If you have four people come up with different things for you to do and provide the right input for the task they are requesting, what order do you do them in? From your perspective, if you can do only one thing at a time, any order will do because the time required for each task will add together to be the same amount of time regardless which is done first or last or in between. It does, however, matter to the people who are looking for you to do things.


One way to handle this is to take things in the order they were presented. Even though each task can take a different amount of time, you just do them in the order presented and any task which is short on its own will have to wait behind longer tasks that arrived sooner. This can result in more people having to wait more often, but it simplifies the sequencing.


The table below represents tasks in number of time units required to complete each. The second row shows how many tasks are pending to complete, and this represents a worst-case where the fastest tasks arrived last and are getting done at the end.



Another option is to take tasks in the order they can completed most quickly. In this case you would take the shortest task, such as pouring cakes into pans, through to the longest task, measuring and prepping ingredients. This minimizes the number of work items and people who have to wait. Comparing this with the table above, the total time required to complete all 4 tasks is 7. But you reduce the number of tasks waiting to complete to three in one time unit. This is in contrast to taking three time units to get from four to three tasks waiting in the previous example. Likewise, after 4 time units in the first example, we still had 3 tasks pending completion. In this “least waiting” example there is just one.



A third way to prioritize the work is to allow the requestor to tell you when they need it. You could then work the list of tasks by the earliest time due in order to satisfy the greatest number of people / tasks.


Planning Work


In the late 1800s, a worker at the Midvale Steel Works observed that the people and equipment were not being used efficiently (Christian and Griffiths: 106). His name was Fredrick Taylor and he convinced the company to create a planning office.

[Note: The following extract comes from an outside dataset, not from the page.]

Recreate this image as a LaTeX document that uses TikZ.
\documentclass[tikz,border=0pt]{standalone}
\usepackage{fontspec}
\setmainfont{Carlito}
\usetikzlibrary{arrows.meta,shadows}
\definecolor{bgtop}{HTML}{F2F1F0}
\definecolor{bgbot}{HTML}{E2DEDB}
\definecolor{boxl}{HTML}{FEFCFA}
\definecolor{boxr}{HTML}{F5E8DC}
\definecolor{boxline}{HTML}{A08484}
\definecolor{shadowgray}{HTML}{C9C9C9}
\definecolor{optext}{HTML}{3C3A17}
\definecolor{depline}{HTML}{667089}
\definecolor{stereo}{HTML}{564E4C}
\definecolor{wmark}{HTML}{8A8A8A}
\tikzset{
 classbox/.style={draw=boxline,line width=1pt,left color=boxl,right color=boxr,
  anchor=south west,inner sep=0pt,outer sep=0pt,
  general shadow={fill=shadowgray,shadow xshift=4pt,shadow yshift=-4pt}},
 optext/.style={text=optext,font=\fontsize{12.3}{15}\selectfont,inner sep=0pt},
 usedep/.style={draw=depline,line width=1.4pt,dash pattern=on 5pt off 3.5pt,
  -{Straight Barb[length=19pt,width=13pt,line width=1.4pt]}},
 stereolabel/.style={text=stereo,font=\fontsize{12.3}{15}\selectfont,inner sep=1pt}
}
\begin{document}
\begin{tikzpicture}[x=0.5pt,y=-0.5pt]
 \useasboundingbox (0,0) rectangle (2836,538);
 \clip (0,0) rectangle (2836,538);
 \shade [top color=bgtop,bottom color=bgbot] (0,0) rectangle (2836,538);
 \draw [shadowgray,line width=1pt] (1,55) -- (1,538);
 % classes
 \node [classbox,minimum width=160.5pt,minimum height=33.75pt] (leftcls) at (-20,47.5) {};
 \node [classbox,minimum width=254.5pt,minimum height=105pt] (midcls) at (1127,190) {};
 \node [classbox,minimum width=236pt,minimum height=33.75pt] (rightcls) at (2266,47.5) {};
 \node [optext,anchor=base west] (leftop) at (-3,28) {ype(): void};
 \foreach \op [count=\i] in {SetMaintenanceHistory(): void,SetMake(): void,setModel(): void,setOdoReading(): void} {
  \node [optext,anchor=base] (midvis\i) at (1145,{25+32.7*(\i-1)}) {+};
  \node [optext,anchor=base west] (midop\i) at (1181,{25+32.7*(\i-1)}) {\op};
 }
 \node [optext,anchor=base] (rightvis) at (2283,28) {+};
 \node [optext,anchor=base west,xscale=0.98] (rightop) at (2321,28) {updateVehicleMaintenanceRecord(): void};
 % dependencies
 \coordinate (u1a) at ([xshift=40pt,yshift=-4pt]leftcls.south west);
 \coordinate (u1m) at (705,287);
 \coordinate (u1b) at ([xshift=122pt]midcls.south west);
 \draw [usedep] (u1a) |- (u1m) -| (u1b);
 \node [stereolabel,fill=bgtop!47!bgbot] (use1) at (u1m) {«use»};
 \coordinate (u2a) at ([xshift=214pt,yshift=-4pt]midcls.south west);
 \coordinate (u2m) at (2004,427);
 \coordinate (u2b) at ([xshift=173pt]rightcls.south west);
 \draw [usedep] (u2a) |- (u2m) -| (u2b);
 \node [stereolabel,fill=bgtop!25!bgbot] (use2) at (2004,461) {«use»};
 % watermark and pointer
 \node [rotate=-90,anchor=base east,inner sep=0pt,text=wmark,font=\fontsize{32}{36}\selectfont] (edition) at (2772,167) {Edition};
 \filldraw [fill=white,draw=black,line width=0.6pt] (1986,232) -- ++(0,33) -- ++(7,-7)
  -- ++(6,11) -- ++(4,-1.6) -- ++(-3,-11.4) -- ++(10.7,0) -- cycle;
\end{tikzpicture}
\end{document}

In it, he posted a single bulletin board that laid out all the machines, the tasks they were doing, and what other tasks or machines were waiting on a task to complete. This practice was built on by Taylor’s coworker, Henry Gantt in the 1910s. The charts he developed, now called Gantt Charts, became the de-facto standard for managing large projects even to today.


Although these charts could show dependencies between systems and relative timelines, they did not explain how to find the best sequence for running the machines. Then in 1954, a RAND corporation mathematician named Selmer Johnson published a paper outlining an algorithm that would allow for an optimal schedule for running two related machines. The concepts apply to any two-step process such as running the washer and dryer in your home.


Some loads will take longer to wash but proportionately shorter times to dry. Others, like towels, may take a normal time to wash but a longer time to dry. The best way to plan washing then is to start with the shortest wash that takes the longest to dry. As the washer completes loads, the dryer may still be running. To minimize the overall time spent doing laundry, the longest drying cycle should be chosen from the available loads that have been washed. This same idea can be used on other two-step processes to get them done in the shortest possible time.


A Danger to Scheduling: Priority Inversion


The worst issue that can happen to a person or machine capable of performing multiple different tasks is having a lower priority task preventing a high priority task from completing. The issue is called priority inversion and it happened on NASA’s 1997 Mars Pathfinder mission (Christian and Griffiths: 112-113). It had a high priority task that wasn’t getting done because a lower priority task had locked a system resource but was unable to finish before it had to move on to another activity. Since the high priority task needed the same resource, it could not run. Each time the low-priority task ran, it never had time to complete and kept the key resource occupied, even when it was not running. This resulted in middle-priority tasks running until an inactivity timer expired for the highest-priority item and resulted in a system reboot. This cost the team the better part of a day. One to two days later, it happened again.


After NASA was able to reproduce the problem, they fixed it with a process called priority inheritance. This means that if a low-priority task is preventing a higher priority one from executing, the first task temporarily takes on the higher priority of the second task so it can move out of the way.


Summary:

  • There are three ways to prioritize work for a machine capable of multiple tasks

    • Perform tasks in the order presented

    • Perform tasks in order of least time required to complete

    • Allow the requestors to set a time due, the prioritize any conflicts using the first two methods

  • When running a system of two inter-related functions, the fastest way to get the work completed is to pick the shortest task that the first function can complete that takes the longest for the second function to complete. Continue this process until the all the tasks are done.

  • Dependencies between multiple functions or machines can be mapped using Gantt charts

  • Beware priority inversion, where a low-priority task ties up resources needed by a high-priority task which keeps the high-priority task from running. The solution is priority inheritance, where the lower-priority task takes on the priority of the dependent higher-priority task temporarily so it can release the shared resource.